Answer

**step1** Understanding the problem

The problem asks us to determine how many places of decimals the rational number $$ \frac{79}{{2}^{3}\times {5}^{4}}$$ will terminate after. This requires us to convert the fraction into its decimal form and then count the number of digits after the decimal point.
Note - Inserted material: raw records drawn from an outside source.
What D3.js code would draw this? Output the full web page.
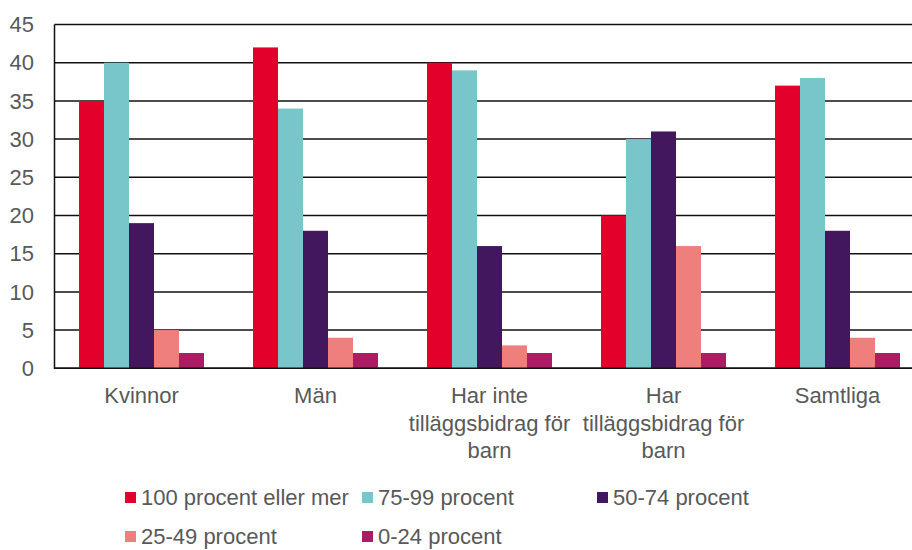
<!DOCTYPE html>
<html>
<head>
<meta charset="utf-8">
<script src="https://cdn.jsdelivr.net/npm/d3@7"></script>
<style>
  html, body { margin: 0; padding: 0; background: #fff; }
  svg { display: block; }
  text { font-family: "Liberation Sans", Arial, sans-serif; fill: #595959; }
</style>
</head>
<body>
<div id="chart"></div>
<script>
const categories = ["Kvinnor", "Män", "Har inte tilläggsbidrag för barn", "Har tilläggsbidrag för barn", "Samtliga"];
const seriesNames = ["100 procent eller mer", "75-99 procent", "50-74 procent", "25-49 procent", "0-24 procent"];
const seriesColors = ["#E3002B", "#78C6C9", "#43175E", "#EE7F7C", "#AA1D64"];
const s100 = [35, 42, 40, 20, 37];
const s75 = [40, 34, 39, 30, 38];
const s50 = [19, 18, 16, 31, 18];
const s25 = [5, 4, 3, 16, 4];
const s0 = [2, 2, 2, 2, 2];
const seriesValues = [s100, s75, s50, s25, s0];
const yTicks = [0, 5, 10, 15, 20, 25, 30, 35, 40, 45];

const W = 912, H = 550;
const FS = 22;
const plot = { left: 54.5, right: 924.5, top: 24.5, bottom: 368.3 };

const svg = d3.select("#chart").append("svg").attr("width", W).attr("height", H);

const y = d3.scaleLinear().domain([0, 45]).range([plot.bottom, plot.top]);
const x0 = d3.scaleBand().domain(categories).range([plot.left, plot.right])
  .paddingInner(0.2816).paddingOuter(0.1408);
const x1 = d3.scaleBand().domain(seriesNames).range([0, x0.bandwidth()]).padding(0);

// gridlines
svg.append("g").selectAll("line").data(yTicks).join("line")
  .attr("x1", plot.left).attr("x2", W)
  .attr("y1", d => y(d)).attr("y2", d => y(d))
  .attr("stroke", "#111").attr("stroke-width", 1.5);

// bars
const rows = [];
categories.forEach((c, ci) => seriesNames.forEach((s, si) => rows.push({ c, s, si, v: seriesValues[si][ci] })));
svg.append("g").selectAll("rect").data(rows).join("rect")
  .attr("x", d => x0(d.c) + x1(d.s))
  .attr("width", x1.bandwidth())
  .attr("y", d => y(d.v))
  .attr("height", d => y(0) - y(d.v))
  .attr("fill", d => seriesColors[d.si]);

// axis lines
svg.append("line").attr("x1", plot.left).attr("x2", plot.left)
  .attr("y1", plot.top).attr("y2", plot.bottom + 0.75)
  .attr("stroke", "#111").attr("stroke-width", 1.5);
svg.append("line").attr("x1", plot.left).attr("x2", W)
  .attr("y1", plot.bottom).attr("y2", plot.bottom)
  .attr("stroke", "#111").attr("stroke-width", 1.5);

// y tick labels
svg.append("g").selectAll("text").data(yTicks).join("text")
  .attr("x", 34).attr("y", d => y(d)).attr("dy", "0.35em")
  .attr("text-anchor", "end").attr("font-size", FS)
  .text(d => d);

// category labels with wrapping
const catG = svg.append("g");
categories.forEach(c => {
  const cx = x0(c) + x0.bandwidth() / 2;
  const t = catG.append("text").attr("text-anchor", "middle").attr("font-size", FS)
    .attr("x", cx).attr("y", 403);
  const words = c.split(" ");
  let lines = [], line = [];
  const probe = svg.append("text").attr("font-size", FS);
  words.forEach(w => {
    const test = line.concat([w]).join(" ");
    probe.text(test);
    if (probe.node().getComputedTextLength() > 165 && line.length) {
      lines.push(line.join(" "));
      line = [w];
    } else line.push(w);
  });
  lines.push(line.join(" "));
  probe.remove();
  lines.forEach((l, i) => {
    t.append("tspan").attr("x", cx).attr("y", 403 + i * 27.5).text(l);
  });
});

// legend
const legendPos = [[125, 492], [362, 492], [597, 492], [125, 531], [362, 531]];
const lg = svg.append("g");
seriesNames.forEach((s, i) => {
  const [lx, ly] = legendPos[i];
  lg.append("rect").attr("x", lx).attr("y", ly).attr("width", 11).attr("height", 11).attr("fill", seriesColors[i]);
  lg.append("text").attr("x", lx + 16).attr("y", ly + 12.5).attr("font-size", FS).text(s);
});
</script>
</body>
</html>
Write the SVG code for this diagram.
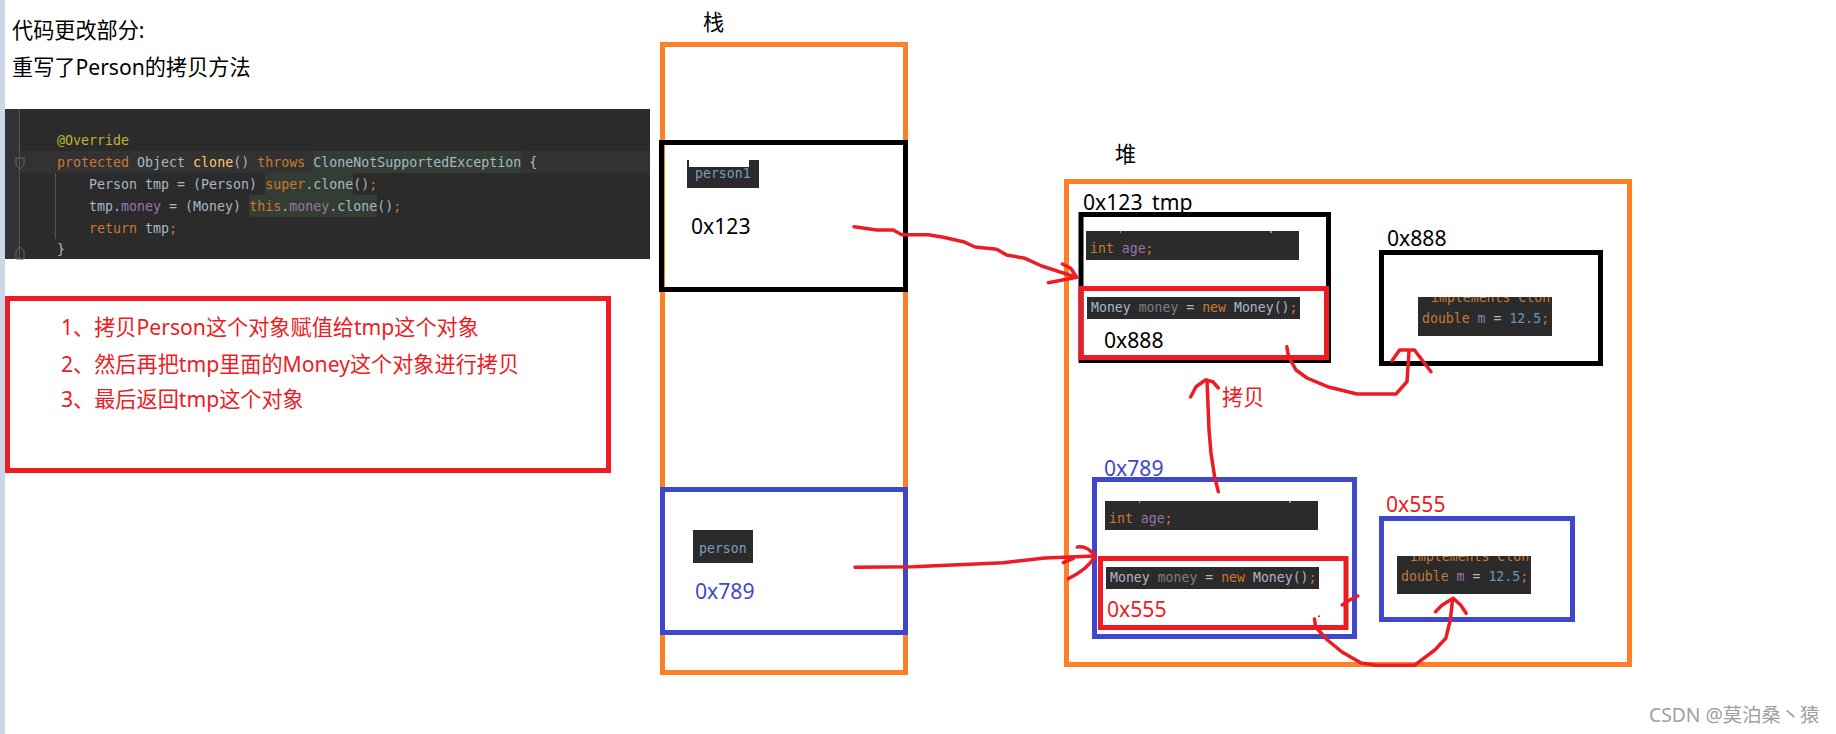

**step2** Expressing the denominator as a power of 10

To find the number of decimal places, it is helpful to express the denominator as a power of 10. A power of 10 can be written as $$ {10}^{n} $$, which is equivalent to $$ {2}^{n}\times {5}^{n} $$.
The given denominator is $$ {2}^{3}\times {5}^{4} $$. We observe that the exponent of 2 is 3 and the exponent of 5 is 4. To make the exponents of 2 and 5 equal, we need to raise the smaller exponent (which is 3 for 2) to match the larger exponent (which is 4 for 5).
To change $$ {2}^{3} $$ to $$ {2}^{4} $$, we need to multiply it by $$ {2}^{1} $$ (which is just 2).
To keep the value of the fraction the same, we must multiply both the numerator and the denominator by this factor:
$$ \frac{79}{{2}^{3}\times {5}^{4}} = \frac{79 \times 2}{{2}^{3}\times {5}^{4} \times 2} $$

**step3** Calculating the new numerator and denominator

Now, we perform the multiplication in the numerator and simplify the denominator:
For the numerator: $$ 79 \times 2 = 158 $$
For the denominator: $$ {2}^{3}\times {5}^{4} \times 2 = {2}^{(3+1)}\times {5}^{4} = {2}^{4}\times {5}^{4} $$
Using the property that $$ {a}^{n}\times {b}^{n} = {(a \times b)}^{n} $$, we can combine the terms in the denominator:
$$ {2}^{4}\times {5}^{4} = {(2 \times 5)}^{4} = {10}^{4} $$
So the fraction becomes:
$$ \frac{158}{10^{4}} = \frac{158}{10000} $$

**step4** Converting the fraction to a decimal

To convert the fraction $$ \frac{158}{10000} $$ into its decimal form, we divide 158 by 10000. When dividing by a power of 10, we move the decimal point to the left by the number of zeros in the power of 10. Since 10000 has four zeros (because it's $$ {10}^{4} $$), we move the decimal point of 158 four places to the left.
Starting with 158.0, we move the decimal point:
1. One place left: 15.8
2. Two places left: 1.58
3. Three places left: 0.158
4. Four places left: 0.0158
So, the decimal expansion is 0.0158.

**step5** Counting the number of decimal places

Now we count the digits after the decimal point in 0.0158. The digits are 0, 1, 5, and 8. There are 4 digits after the decimal point.
The position of the last non-zero digit determines the number of decimal places:
- The first digit after the decimal point (0) is in the tenths place.
- The second digit after the decimal point (1) is in the hundredths place.
- The third digit after the decimal point (5) is in the thousandths place.
- The fourth digit after the decimal point (8) is in the ten-thousandths place.
Since the last digit is in the fourth decimal place, the decimal expansion terminates after 4 places.